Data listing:
* * * *
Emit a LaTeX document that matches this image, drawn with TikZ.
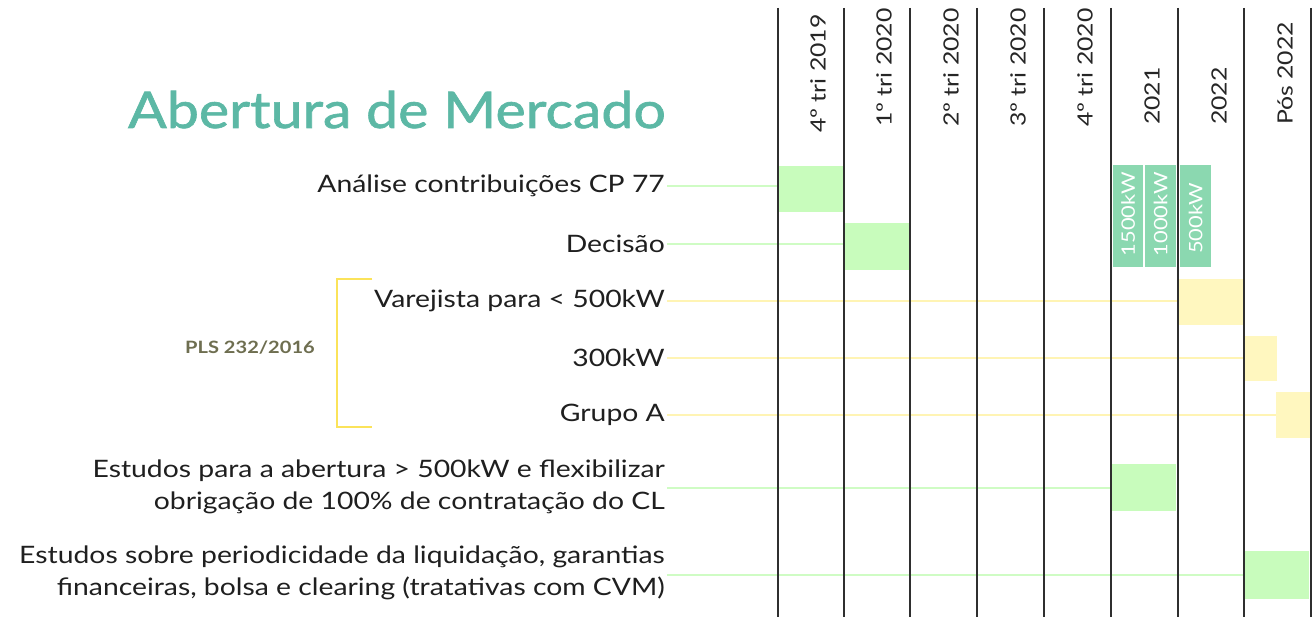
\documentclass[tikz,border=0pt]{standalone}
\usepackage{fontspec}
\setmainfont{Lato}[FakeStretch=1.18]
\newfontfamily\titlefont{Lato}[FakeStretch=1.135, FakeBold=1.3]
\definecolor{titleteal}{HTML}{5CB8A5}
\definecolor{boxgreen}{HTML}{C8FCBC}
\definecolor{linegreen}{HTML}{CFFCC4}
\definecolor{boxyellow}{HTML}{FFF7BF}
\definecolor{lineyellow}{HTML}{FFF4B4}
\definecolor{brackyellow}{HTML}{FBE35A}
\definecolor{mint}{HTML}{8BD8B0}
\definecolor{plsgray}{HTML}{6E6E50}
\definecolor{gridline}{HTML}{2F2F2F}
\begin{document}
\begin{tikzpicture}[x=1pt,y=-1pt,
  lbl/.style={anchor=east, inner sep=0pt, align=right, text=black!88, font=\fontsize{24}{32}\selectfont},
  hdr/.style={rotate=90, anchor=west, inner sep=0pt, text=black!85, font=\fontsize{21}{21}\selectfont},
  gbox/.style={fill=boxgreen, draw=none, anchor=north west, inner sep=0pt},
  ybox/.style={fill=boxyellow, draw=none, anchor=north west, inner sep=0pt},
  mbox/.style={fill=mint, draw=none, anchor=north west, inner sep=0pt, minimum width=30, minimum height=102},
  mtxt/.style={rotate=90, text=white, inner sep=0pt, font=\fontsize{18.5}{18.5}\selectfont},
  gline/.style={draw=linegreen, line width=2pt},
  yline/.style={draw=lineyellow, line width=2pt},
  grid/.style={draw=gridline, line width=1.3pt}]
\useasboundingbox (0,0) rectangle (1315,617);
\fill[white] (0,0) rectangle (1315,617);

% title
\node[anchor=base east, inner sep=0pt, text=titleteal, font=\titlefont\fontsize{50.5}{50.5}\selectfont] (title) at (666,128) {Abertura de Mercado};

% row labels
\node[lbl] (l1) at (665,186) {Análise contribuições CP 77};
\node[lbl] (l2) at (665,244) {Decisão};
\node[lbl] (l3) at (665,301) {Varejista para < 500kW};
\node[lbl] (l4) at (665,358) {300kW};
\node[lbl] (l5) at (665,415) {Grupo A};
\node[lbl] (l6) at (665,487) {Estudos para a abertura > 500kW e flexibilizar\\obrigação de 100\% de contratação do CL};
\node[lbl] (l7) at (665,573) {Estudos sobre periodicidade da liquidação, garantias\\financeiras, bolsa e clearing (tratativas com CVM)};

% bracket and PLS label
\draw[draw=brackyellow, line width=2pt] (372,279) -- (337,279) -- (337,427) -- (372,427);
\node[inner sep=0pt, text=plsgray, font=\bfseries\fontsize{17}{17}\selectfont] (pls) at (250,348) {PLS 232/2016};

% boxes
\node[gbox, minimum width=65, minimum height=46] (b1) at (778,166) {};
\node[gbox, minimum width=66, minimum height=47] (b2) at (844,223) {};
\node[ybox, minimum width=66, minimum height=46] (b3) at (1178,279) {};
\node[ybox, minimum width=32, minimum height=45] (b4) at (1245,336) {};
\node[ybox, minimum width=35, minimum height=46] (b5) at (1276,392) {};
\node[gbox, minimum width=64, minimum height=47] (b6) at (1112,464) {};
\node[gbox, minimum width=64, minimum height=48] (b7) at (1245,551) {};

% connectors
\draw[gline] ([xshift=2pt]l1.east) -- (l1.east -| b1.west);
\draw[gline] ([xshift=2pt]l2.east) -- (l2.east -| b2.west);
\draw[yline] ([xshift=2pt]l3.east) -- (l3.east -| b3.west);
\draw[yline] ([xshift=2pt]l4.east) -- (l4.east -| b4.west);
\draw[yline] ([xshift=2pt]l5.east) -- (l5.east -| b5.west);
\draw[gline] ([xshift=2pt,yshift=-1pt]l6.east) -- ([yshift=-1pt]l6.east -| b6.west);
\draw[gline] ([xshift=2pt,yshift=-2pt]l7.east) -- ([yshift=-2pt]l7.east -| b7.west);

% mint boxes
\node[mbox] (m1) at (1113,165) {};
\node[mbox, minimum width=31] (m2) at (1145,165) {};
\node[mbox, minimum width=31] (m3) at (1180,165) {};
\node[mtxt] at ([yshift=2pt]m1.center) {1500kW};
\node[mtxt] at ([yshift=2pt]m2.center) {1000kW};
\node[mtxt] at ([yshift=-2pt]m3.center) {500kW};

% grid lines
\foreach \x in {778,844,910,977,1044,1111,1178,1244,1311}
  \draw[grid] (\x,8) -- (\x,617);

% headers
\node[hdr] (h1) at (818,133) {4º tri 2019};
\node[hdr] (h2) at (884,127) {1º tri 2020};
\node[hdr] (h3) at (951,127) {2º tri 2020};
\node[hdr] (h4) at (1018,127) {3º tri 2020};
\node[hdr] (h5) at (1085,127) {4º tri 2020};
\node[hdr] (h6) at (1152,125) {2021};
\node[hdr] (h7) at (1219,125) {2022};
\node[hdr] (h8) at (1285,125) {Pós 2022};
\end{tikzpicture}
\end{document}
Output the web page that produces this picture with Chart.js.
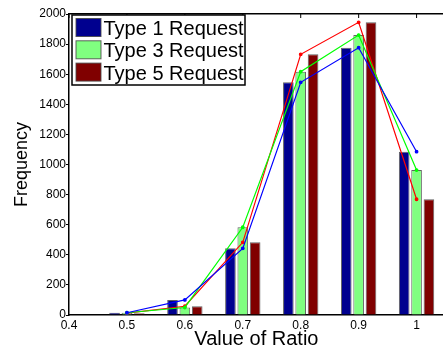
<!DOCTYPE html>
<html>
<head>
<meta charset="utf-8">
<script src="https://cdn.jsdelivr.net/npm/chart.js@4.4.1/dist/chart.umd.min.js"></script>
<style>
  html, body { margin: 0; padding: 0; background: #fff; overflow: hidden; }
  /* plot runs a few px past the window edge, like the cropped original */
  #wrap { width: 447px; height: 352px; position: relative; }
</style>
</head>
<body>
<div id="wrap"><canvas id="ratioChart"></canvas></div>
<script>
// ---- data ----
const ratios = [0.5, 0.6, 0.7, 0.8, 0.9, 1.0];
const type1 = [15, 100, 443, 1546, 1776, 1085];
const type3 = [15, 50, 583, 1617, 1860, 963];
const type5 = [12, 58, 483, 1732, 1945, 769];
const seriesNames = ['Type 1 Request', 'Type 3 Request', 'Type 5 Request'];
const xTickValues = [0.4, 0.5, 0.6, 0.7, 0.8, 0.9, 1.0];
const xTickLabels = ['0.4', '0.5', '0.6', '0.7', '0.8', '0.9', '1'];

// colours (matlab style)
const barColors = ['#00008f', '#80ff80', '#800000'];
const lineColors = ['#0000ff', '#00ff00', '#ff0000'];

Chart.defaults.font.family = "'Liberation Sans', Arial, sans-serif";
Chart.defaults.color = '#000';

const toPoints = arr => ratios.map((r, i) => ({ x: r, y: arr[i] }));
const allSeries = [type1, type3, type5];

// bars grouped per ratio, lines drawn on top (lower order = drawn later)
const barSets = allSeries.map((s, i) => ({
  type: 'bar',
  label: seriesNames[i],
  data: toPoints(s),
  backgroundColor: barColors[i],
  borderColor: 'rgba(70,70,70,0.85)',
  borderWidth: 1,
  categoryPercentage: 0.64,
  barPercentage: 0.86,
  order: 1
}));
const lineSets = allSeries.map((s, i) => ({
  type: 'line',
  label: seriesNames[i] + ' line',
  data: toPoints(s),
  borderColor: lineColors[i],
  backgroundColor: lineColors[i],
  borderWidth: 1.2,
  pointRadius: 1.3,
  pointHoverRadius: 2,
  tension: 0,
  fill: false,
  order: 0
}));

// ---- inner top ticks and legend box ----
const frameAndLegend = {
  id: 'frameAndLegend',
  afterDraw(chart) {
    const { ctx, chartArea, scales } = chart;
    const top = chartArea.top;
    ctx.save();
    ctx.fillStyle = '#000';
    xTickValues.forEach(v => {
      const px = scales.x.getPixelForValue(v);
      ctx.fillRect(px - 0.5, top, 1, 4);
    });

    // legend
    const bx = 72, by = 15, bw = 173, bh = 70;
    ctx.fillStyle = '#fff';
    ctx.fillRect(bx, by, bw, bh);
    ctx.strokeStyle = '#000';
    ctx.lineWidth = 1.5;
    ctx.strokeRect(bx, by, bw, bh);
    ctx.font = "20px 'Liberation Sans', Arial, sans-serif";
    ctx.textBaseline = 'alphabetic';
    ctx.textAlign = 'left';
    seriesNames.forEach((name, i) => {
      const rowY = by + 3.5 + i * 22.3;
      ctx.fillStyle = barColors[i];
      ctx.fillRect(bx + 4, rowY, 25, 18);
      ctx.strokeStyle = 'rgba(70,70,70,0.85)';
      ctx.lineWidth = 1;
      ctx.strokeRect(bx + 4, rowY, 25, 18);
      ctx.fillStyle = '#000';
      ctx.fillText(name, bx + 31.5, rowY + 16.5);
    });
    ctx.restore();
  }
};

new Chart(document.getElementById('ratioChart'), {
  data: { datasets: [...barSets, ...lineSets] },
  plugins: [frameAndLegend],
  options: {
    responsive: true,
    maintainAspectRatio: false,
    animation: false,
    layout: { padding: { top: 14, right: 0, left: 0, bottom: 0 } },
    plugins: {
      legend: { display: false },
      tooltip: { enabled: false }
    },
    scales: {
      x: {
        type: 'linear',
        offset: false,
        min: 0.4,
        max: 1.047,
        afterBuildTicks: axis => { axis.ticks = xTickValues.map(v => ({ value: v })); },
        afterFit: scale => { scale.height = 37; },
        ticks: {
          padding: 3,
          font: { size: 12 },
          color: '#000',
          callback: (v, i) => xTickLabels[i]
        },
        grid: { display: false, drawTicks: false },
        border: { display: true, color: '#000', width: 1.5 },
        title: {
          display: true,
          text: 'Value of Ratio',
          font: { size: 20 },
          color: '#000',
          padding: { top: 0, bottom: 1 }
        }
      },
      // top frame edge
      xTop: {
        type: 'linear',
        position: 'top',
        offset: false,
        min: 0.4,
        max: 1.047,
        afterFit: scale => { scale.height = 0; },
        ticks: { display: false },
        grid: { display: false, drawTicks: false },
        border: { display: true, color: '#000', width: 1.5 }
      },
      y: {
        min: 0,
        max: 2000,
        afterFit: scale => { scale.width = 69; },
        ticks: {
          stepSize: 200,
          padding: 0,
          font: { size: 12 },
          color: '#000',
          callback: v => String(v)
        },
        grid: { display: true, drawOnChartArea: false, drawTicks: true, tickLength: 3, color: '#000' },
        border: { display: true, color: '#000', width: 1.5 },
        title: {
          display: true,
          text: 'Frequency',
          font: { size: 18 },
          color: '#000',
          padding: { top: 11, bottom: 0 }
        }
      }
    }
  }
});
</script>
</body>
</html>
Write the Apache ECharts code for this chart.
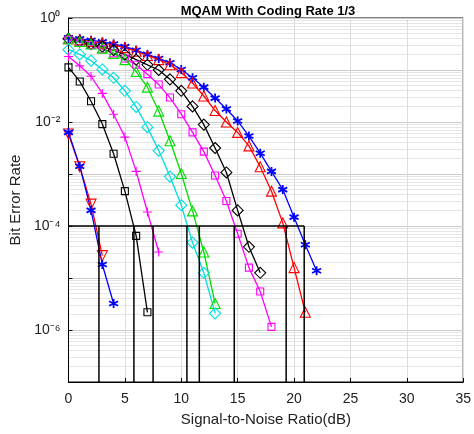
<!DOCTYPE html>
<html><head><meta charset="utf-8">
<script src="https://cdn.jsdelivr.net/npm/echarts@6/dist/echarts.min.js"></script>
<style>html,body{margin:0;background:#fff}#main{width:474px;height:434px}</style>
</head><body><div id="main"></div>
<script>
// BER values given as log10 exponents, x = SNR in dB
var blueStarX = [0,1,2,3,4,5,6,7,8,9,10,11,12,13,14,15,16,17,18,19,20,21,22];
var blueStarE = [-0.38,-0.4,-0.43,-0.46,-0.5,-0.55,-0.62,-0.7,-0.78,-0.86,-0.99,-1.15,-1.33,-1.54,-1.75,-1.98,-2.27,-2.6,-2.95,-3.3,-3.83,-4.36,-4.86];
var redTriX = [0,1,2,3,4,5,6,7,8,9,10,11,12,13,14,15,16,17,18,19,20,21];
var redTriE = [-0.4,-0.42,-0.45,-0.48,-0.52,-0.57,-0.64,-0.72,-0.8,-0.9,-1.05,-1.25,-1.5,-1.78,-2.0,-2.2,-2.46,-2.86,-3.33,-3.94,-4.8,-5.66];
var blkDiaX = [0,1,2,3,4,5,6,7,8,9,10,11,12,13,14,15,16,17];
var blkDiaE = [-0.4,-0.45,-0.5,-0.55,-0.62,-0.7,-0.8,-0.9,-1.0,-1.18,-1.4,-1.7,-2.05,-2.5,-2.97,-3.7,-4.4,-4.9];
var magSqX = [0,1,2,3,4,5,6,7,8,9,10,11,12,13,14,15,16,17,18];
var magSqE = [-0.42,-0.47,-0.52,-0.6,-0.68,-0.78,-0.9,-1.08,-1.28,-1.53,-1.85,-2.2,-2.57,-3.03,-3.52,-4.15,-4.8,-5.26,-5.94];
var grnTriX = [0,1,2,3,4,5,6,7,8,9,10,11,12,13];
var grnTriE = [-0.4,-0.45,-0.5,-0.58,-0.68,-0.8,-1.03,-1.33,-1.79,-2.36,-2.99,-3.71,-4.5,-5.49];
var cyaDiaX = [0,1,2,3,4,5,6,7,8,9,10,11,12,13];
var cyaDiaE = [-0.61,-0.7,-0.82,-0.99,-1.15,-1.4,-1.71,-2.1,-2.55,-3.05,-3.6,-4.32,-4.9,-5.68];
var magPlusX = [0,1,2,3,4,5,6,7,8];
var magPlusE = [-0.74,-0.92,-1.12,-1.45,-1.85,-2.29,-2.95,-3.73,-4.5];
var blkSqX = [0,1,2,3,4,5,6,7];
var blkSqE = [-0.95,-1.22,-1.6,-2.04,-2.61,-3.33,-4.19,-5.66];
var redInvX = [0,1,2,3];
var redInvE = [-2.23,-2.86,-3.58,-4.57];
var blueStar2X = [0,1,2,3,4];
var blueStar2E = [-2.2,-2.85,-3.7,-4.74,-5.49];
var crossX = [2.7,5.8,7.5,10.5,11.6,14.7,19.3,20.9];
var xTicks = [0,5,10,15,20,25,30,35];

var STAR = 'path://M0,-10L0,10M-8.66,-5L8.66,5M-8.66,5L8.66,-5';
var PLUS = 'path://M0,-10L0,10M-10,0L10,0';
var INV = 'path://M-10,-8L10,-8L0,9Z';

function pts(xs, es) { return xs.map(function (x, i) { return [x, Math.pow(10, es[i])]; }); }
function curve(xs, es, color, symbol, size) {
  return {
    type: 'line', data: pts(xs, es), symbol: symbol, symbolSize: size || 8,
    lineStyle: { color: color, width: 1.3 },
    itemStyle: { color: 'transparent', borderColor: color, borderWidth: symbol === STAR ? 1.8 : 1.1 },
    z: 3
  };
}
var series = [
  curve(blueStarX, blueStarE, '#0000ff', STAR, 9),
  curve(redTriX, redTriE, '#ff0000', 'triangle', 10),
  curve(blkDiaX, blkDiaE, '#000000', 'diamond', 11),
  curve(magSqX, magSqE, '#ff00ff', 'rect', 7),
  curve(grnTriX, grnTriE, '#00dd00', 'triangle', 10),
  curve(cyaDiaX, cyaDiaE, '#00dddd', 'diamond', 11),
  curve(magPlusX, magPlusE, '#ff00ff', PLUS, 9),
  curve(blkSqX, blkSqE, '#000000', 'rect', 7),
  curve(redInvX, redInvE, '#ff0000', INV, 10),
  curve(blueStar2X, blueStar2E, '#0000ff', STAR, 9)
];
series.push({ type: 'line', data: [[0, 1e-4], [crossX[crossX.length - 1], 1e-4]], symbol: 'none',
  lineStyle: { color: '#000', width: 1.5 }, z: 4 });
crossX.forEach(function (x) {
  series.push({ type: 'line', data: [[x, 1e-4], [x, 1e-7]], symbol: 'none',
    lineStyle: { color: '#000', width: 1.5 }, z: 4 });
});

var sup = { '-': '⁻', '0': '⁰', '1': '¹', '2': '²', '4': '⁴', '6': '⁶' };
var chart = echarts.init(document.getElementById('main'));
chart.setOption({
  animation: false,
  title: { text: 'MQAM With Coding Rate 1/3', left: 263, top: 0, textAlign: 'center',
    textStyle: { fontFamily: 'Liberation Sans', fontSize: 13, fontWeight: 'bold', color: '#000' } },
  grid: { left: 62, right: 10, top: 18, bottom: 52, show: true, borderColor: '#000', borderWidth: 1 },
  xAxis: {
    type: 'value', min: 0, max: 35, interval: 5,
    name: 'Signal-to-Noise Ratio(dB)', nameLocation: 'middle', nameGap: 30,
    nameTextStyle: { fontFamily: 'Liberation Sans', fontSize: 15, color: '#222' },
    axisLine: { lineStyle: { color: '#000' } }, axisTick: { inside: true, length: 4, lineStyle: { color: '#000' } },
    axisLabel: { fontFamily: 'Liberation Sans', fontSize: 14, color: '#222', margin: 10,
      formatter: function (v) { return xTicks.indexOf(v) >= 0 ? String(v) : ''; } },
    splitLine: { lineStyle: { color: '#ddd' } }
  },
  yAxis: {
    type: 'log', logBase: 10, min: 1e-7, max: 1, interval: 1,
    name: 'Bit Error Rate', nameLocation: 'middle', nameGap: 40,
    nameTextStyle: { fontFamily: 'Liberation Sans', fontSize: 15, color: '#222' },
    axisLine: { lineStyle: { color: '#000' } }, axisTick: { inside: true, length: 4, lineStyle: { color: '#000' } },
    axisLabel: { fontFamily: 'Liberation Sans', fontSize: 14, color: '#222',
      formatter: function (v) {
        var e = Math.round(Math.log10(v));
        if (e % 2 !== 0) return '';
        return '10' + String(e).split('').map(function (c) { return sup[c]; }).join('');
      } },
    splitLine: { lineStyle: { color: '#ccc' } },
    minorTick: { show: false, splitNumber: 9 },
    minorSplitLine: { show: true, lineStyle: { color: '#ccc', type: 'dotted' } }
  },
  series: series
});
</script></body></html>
* * * *
[WORK TO DO]
Find how many lines include the string "this" and report that number alone.

[ANSWER BELOW]
3